Future work should combine event-based satellite indicators with higher-frequency in situ observations, especially water-column chlorophyll profiles, hydrodynamic information, and process-based ecological measurements [
31,
70]. This would help distinguish more clearly between rapid disappearance of surface bloom signals, slower decline in biomass, and broader ecological recovery. It would also help clarify how wind, temperature, precipitation, and lake-specific background jointly shape post-bloom trajectories across different types of eutrophic lakes.
6. Conclusions
This study developed an event-based remote-sensing framework to quantify operational post-bloom recovery in Lake Taihu and Lake Dianchi using long-term chlorophyll-a and bloom-area records. The results show that post-bloom recovery differed markedly between the two lakes. Lake Taihu had more recovery events and generally shorter recovery durations, whereas Lake Dianchi had fewer events but a much larger proportion of prolonged recovery episodes.

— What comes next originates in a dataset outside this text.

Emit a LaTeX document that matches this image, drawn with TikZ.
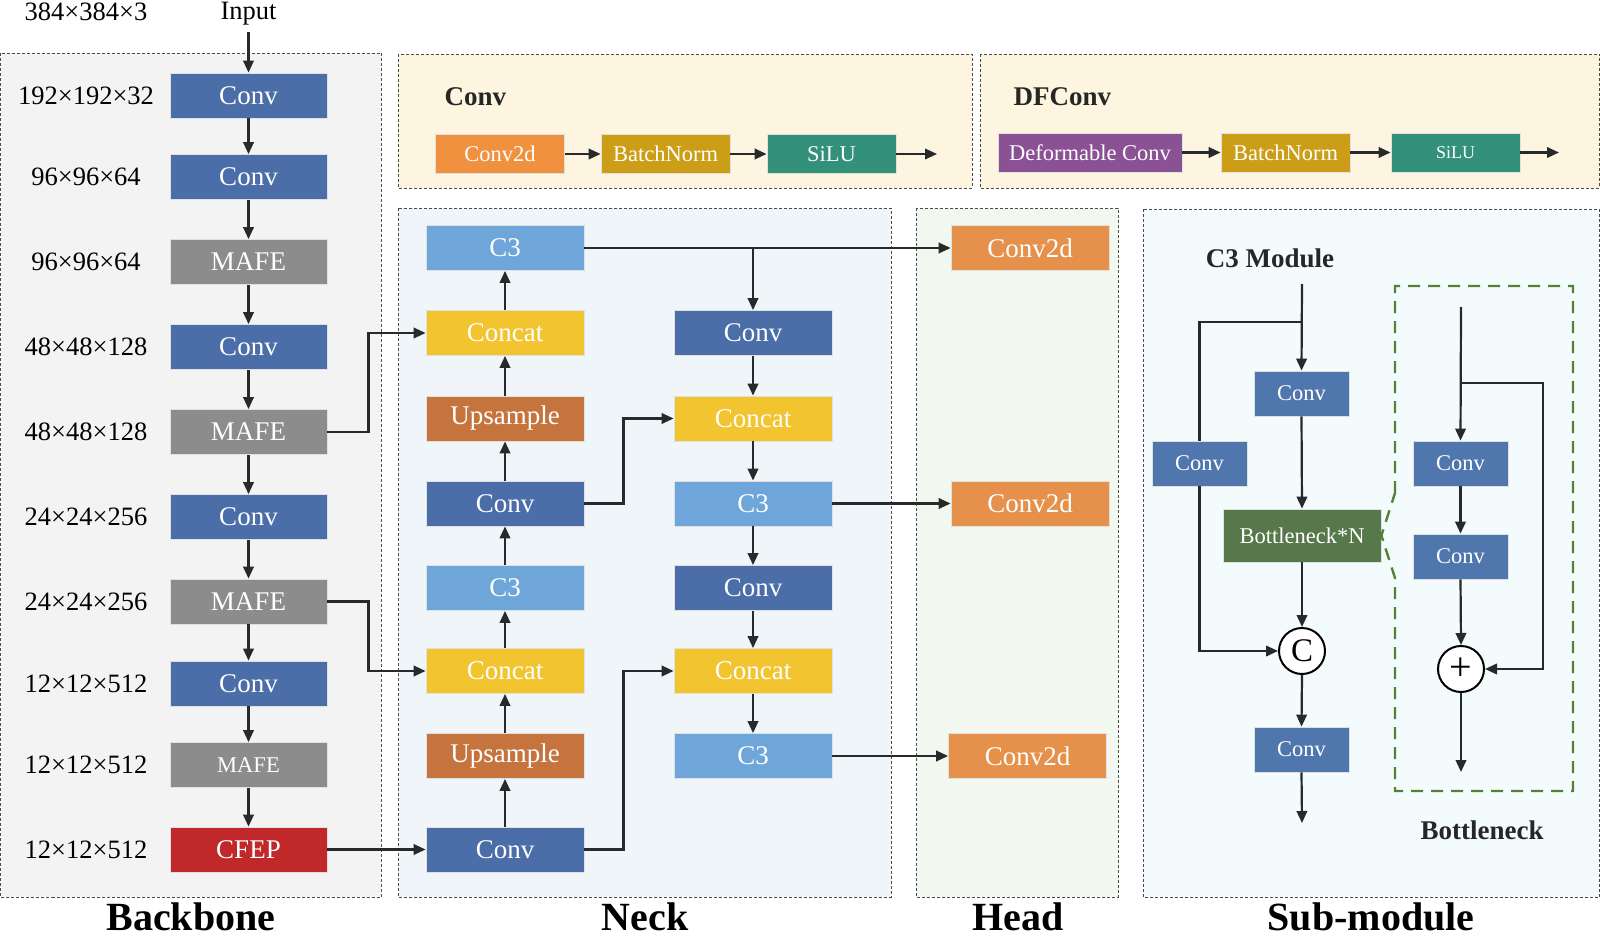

The analyses further show that recovery duration was governed mainly by phase-specific meteorological transitions and lake background rather than by bloom magnitude alone. Trigger meteorology and lake identity made the largest independent contributions, and the path-based validation indicated that lake identity influenced recovery both directly and indirectly through the recovery rate of bloom area, while trigger-minus-bloom temperature change mainly acted through a direct pathway. These results indicate that post-bloom recovery is not a uniform decay process, but a lake-dependent transition shaped by both short-term forcing and persistent system background.
Overall, the study shows that remote sensing can be used to quantify not only bloom occurrence, but also the duration and structure of post-bloom recovery. This provides a practical basis for comparing lakes, interpreting bloom decline more carefully, and extending bloom assessment beyond outbreak detection alone.